### Request
Please write the listing below out again exactly, leaving every picture behind.

************

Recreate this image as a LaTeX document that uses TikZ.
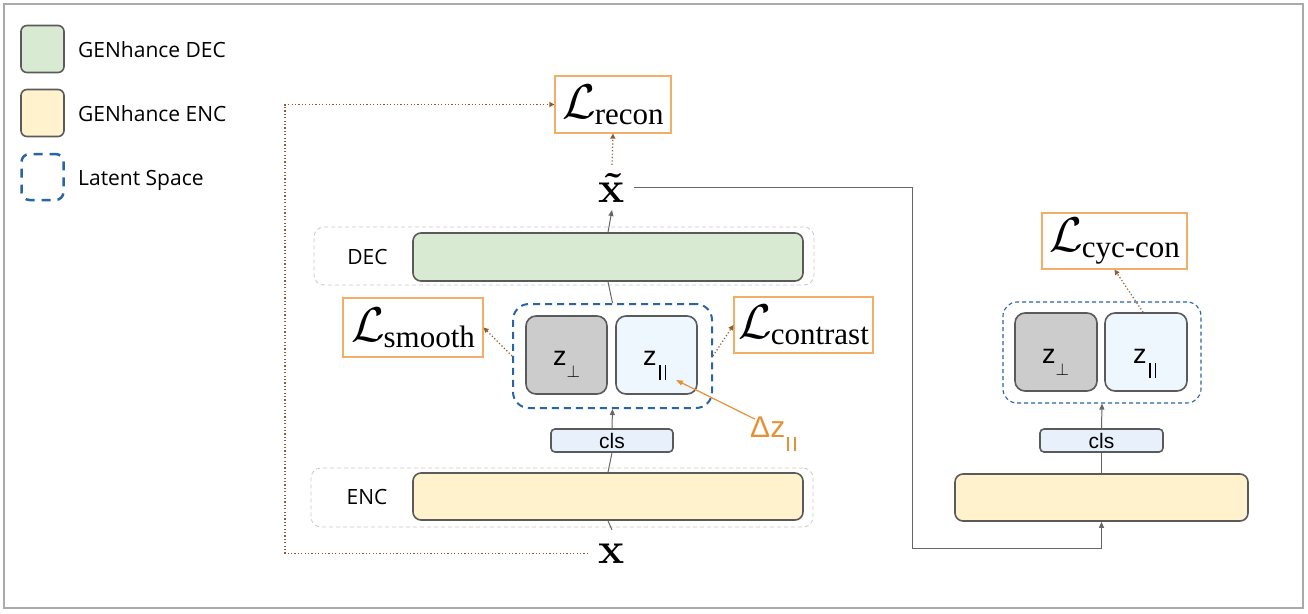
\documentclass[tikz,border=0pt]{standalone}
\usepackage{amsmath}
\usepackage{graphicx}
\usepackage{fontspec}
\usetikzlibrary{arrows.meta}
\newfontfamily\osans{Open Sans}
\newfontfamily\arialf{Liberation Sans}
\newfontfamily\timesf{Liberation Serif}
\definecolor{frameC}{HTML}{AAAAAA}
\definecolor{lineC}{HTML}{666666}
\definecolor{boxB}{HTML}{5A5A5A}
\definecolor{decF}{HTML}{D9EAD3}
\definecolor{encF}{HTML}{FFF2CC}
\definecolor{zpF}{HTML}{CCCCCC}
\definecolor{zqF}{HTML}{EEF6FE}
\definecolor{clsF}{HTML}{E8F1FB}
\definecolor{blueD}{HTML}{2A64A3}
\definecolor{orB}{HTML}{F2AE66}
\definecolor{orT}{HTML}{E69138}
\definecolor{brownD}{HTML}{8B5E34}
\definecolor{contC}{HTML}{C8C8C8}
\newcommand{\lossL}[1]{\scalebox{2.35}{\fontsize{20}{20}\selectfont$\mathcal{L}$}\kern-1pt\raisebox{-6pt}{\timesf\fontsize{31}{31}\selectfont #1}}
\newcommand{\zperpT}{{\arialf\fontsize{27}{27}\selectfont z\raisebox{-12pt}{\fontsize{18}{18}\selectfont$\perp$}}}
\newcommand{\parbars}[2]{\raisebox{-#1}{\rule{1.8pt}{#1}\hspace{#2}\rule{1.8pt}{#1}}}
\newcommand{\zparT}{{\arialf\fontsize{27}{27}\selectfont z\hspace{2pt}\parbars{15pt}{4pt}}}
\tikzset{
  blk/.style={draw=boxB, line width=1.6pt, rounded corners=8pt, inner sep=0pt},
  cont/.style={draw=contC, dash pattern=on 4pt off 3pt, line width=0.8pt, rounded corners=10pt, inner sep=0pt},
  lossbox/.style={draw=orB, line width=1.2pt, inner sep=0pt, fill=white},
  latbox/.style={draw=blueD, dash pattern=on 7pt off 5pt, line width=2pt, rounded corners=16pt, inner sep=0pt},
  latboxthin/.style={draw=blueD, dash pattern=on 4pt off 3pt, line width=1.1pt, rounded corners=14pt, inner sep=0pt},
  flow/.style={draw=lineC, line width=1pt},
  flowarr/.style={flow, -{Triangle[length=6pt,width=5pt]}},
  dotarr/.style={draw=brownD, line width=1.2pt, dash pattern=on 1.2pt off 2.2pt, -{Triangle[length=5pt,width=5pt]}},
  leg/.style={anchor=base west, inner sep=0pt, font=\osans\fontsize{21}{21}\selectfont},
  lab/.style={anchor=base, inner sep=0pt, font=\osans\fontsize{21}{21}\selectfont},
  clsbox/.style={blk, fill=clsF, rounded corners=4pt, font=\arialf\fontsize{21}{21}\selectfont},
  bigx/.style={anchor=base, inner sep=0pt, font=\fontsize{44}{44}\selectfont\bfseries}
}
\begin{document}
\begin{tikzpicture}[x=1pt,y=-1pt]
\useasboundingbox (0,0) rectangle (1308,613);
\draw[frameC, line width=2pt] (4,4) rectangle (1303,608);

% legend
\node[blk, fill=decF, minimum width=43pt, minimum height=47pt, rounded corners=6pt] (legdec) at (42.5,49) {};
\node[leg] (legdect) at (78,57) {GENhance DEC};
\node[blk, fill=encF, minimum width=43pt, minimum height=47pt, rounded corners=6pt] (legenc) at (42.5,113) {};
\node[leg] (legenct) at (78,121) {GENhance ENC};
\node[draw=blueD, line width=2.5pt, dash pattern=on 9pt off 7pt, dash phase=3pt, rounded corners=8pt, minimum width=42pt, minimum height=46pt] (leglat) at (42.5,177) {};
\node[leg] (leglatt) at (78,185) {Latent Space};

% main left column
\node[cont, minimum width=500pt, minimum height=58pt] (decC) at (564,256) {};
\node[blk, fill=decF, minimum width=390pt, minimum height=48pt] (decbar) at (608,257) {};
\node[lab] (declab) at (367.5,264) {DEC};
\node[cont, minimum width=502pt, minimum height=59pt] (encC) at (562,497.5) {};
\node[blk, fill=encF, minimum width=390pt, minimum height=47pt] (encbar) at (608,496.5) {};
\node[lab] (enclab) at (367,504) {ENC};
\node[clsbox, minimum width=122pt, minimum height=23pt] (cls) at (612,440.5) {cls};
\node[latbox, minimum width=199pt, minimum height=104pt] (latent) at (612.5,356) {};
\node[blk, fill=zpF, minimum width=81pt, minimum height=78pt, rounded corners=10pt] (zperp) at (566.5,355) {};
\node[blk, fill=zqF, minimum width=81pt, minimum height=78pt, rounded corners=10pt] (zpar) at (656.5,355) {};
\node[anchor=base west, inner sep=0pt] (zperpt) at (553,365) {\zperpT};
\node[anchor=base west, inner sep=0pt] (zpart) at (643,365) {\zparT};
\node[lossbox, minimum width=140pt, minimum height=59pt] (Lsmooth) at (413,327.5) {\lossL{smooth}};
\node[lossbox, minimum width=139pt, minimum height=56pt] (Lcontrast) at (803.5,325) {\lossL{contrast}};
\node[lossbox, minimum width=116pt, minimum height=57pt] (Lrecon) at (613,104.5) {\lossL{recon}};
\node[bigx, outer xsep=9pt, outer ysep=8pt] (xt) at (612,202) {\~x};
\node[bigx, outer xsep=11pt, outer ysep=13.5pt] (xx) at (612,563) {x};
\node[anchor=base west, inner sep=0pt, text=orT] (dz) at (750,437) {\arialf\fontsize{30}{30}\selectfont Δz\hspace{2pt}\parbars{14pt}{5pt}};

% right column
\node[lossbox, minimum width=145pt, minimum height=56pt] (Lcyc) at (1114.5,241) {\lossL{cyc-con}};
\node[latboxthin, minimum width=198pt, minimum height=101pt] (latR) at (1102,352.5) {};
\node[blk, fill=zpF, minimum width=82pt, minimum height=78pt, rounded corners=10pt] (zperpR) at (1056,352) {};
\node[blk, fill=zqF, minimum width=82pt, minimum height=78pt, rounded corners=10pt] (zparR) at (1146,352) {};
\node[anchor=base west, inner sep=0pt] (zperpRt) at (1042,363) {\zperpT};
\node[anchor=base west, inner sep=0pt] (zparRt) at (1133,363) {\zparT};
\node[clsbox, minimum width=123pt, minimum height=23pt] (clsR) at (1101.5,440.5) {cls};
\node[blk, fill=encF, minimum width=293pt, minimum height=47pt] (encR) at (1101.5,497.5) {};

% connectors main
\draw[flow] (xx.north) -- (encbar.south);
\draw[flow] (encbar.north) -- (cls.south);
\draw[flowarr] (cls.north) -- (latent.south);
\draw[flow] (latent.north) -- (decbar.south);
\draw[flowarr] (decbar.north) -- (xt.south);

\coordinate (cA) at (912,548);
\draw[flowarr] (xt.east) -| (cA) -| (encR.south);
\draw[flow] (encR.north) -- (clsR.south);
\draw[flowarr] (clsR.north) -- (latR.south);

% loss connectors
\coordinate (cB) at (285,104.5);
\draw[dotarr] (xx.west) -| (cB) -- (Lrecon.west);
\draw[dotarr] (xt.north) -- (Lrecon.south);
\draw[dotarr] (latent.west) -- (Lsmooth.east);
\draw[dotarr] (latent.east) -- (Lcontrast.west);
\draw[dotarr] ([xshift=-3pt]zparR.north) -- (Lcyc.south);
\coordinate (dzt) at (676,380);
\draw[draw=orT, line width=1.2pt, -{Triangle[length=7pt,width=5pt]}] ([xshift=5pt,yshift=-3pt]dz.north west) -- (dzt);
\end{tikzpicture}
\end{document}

************

### Result for this task
Recreate this image as a LaTeX document that uses TikZ.
\documentclass[tikz,border=0pt]{standalone}
\usepackage{amsmath}
\usepackage{graphicx}
\usepackage{fontspec}
\usetikzlibrary{arrows.meta}
\newfontfamily\osans{Open Sans}
\newfontfamily\arialf{Liberation Sans}
\newfontfamily\timesf{Liberation Serif}
\definecolor{frameC}{HTML}{AAAAAA}
\definecolor{lineC}{HTML}{666666}
\definecolor{boxB}{HTML}{5A5A5A}
\definecolor{decF}{HTML}{D9EAD3}
\definecolor{encF}{HTML}{FFF2CC}
\definecolor{zpF}{HTML}{CCCCCC}
\definecolor{zqF}{HTML}{EEF6FE}
\definecolor{clsF}{HTML}{E8F1FB}
\definecolor{blueD}{HTML}{2A64A3}
\definecolor{orB}{HTML}{F2AE66}
\definecolor{orT}{HTML}{E69138}
\definecolor{brownD}{HTML}{8B5E34}
\definecolor{contC}{HTML}{C8C8C8}
\newcommand{\lossL}[1]{\scalebox{2.35}{\fontsize{20}{20}\selectfont$\mathcal{L}$}\kern-1pt\raisebox{-6pt}{\timesf\fontsize{31}{31}\selectfont #1}}
\newcommand{\zperpT}{{\arialf\fontsize{27}{27}\selectfont z\raisebox{-12pt}{\fontsize{18}{18}\selectfont$\perp$}}}
\newcommand{\parbars}[2]{\raisebox{-#1}{\rule{1.8pt}{#1}\hspace{#2}\rule{1.8pt}{#1}}}
\newcommand{\zparT}{{\arialf\fontsize{27}{27}\selectfont z\hspace{2pt}\parbars{15pt}{4pt}}}
\tikzset{
  blk/.style={draw=boxB, line width=1.6pt, rounded corners=8pt, inner sep=0pt},
  cont/.style={draw=contC, dash pattern=on 4pt off 3pt, line width=0.8pt, rounded corners=10pt, inner sep=0pt},
  lossbox/.style={draw=orB, line width=1.2pt, inner sep=0pt, fill=white},
  latbox/.style={draw=blueD, dash pattern=on 7pt off 5pt, line width=2pt, rounded corners=16pt, inner sep=0pt},
  latboxthin/.style={draw=blueD, dash pattern=on 4pt off 3pt, line width=1.1pt, rounded corners=14pt, inner sep=0pt},
  flow/.style={draw=lineC, line width=1pt},
  flowarr/.style={flow, -{Triangle[length=6pt,width=5pt]}},
  dotarr/.style={draw=brownD, line width=1.2pt, dash pattern=on 1.2pt off 2.2pt, -{Triangle[length=5pt,width=5pt]}},
  leg/.style={anchor=base west, inner sep=0pt, font=\osans\fontsize{21}{21}\selectfont},
  lab/.style={anchor=base, inner sep=0pt, font=\osans\fontsize{21}{21}\selectfont},
  clsbox/.style={blk, fill=clsF, rounded corners=4pt, font=\arialf\fontsize{21}{21}\selectfont},
  bigx/.style={anchor=base, inner sep=0pt, font=\fontsize{44}{44}\selectfont\bfseries}
}
\begin{document}
\begin{tikzpicture}[x=1pt,y=-1pt]
\useasboundingbox (0,0) rectangle (1308,613);
\draw[frameC, line width=2pt] (4,4) rectangle (1303,608);

% legend
\node[blk, fill=decF, minimum width=43pt, minimum height=47pt, rounded corners=6pt] (legdec) at (42.5,49) {};
\node[leg] (legdect) at (78,57) {GENhance DEC};
\node[blk, fill=encF, minimum width=43pt, minimum height=47pt, rounded corners=6pt] (legenc) at (42.5,113) {};
\node[leg] (legenct) at (78,121) {GENhance ENC};
\node[draw=blueD, line width=2.5pt, dash pattern=on 9pt off 7pt, dash phase=3pt, rounded corners=8pt, minimum width=42pt, minimum height=46pt] (leglat) at (42.5,177) {};
\node[leg] (leglatt) at (78,185) {Latent Space};

% main left column
\node[cont, minimum width=500pt, minimum height=58pt] (decC) at (564,256) {};
\node[blk, fill=decF, minimum width=390pt, minimum height=48pt] (decbar) at (608,257) {};
\node[lab] (declab) at (367.5,264) {DEC};
\node[cont, minimum width=502pt, minimum height=59pt] (encC) at (562,497.5) {};
\node[blk, fill=encF, minimum width=390pt, minimum height=47pt] (encbar) at (608,496.5) {};
\node[lab] (enclab) at (367,504) {ENC};
\node[clsbox, minimum width=122pt, minimum height=23pt] (cls) at (612,440.5) {cls};
\node[latbox, minimum width=199pt, minimum height=104pt] (latent) at (612.5,356) {};
\node[blk, fill=zpF, minimum width=81pt, minimum height=78pt, rounded corners=10pt] (zperp) at (566.5,355) {};
\node[blk, fill=zqF, minimum width=81pt, minimum height=78pt, rounded corners=10pt] (zpar) at (656.5,355) {};
\node[anchor=base west, inner sep=0pt] (zperpt) at (553,365) {\zperpT};
\node[anchor=base west, inner sep=0pt] (zpart) at (643,365) {\zparT};
\node[lossbox, minimum width=140pt, minimum height=59pt] (Lsmooth) at (413,327.5) {\lossL{smooth}};
\node[lossbox, minimum width=139pt, minimum height=56pt] (Lcontrast) at (803.5,325) {\lossL{contrast}};
\node[lossbox, minimum width=116pt, minimum height=57pt] (Lrecon) at (613,104.5) {\lossL{recon}};
\node[bigx, outer xsep=9pt, outer ysep=8pt] (xt) at (612,202) {\~x};
\node[bigx, outer xsep=11pt, outer ysep=13.5pt] (xx) at (612,563) {x};
\node[anchor=base west, inner sep=0pt, text=orT] (dz) at (750,437) {\arialf\fontsize{30}{30}\selectfont Δz\hspace{2pt}\parbars{14pt}{5pt}};

% right column
\node[lossbox, minimum width=145pt, minimum height=56pt] (Lcyc) at (1114.5,241) {\lossL{cyc-con}};
\node[latboxthin, minimum width=198pt, minimum height=101pt] (latR) at (1102,352.5) {};
\node[blk, fill=zpF, minimum width=82pt, minimum height=78pt, rounded corners=10pt] (zperpR) at (1056,352) {};
\node[blk, fill=zqF, minimum width=82pt, minimum height=78pt, rounded corners=10pt] (zparR) at (1146,352) {};
\node[anchor=base west, inner sep=0pt] (zperpRt) at (1042,363) {\zperpT};
\node[anchor=base west, inner sep=0pt] (zparRt) at (1133,363) {\zparT};
\node[clsbox, minimum width=123pt, minimum height=23pt] (clsR) at (1101.5,440.5) {cls};
\node[blk, fill=encF, minimum width=293pt, minimum height=47pt] (encR) at (1101.5,497.5) {};

% connectors main
\draw[flow] (xx.north) -- (encbar.south);
\draw[flow] (encbar.north) -- (cls.south);
\draw[flowarr] (cls.north) -- (latent.south);
\draw[flow] (latent.north) -- (decbar.south);
\draw[flowarr] (decbar.north) -- (xt.south);

\coordinate (cA) at (912,548);
\draw[flowarr] (xt.east) -| (cA) -| (encR.south);
\draw[flow] (encR.north) -- (clsR.south);
\draw[flowarr] (clsR.north) -- (latR.south);

% loss connectors
\coordinate (cB) at (285,104.5);
\draw[dotarr] (xx.west) -| (cB) -- (Lrecon.west);
\draw[dotarr] (xt.north) -- (Lrecon.south);
\draw[dotarr] (latent.west) -- (Lsmooth.east);
\draw[dotarr] (latent.east) -- (Lcontrast.west);
\draw[dotarr] ([xshift=-3pt]zparR.north) -- (Lcyc.south);
\coordinate (dzt) at (676,380);
\draw[draw=orT, line width=1.2pt, -{Triangle[length=7pt,width=5pt]}] ([xshift=5pt,yshift=-3pt]dz.north west) -- (dzt);
\end{tikzpicture}
\end{document}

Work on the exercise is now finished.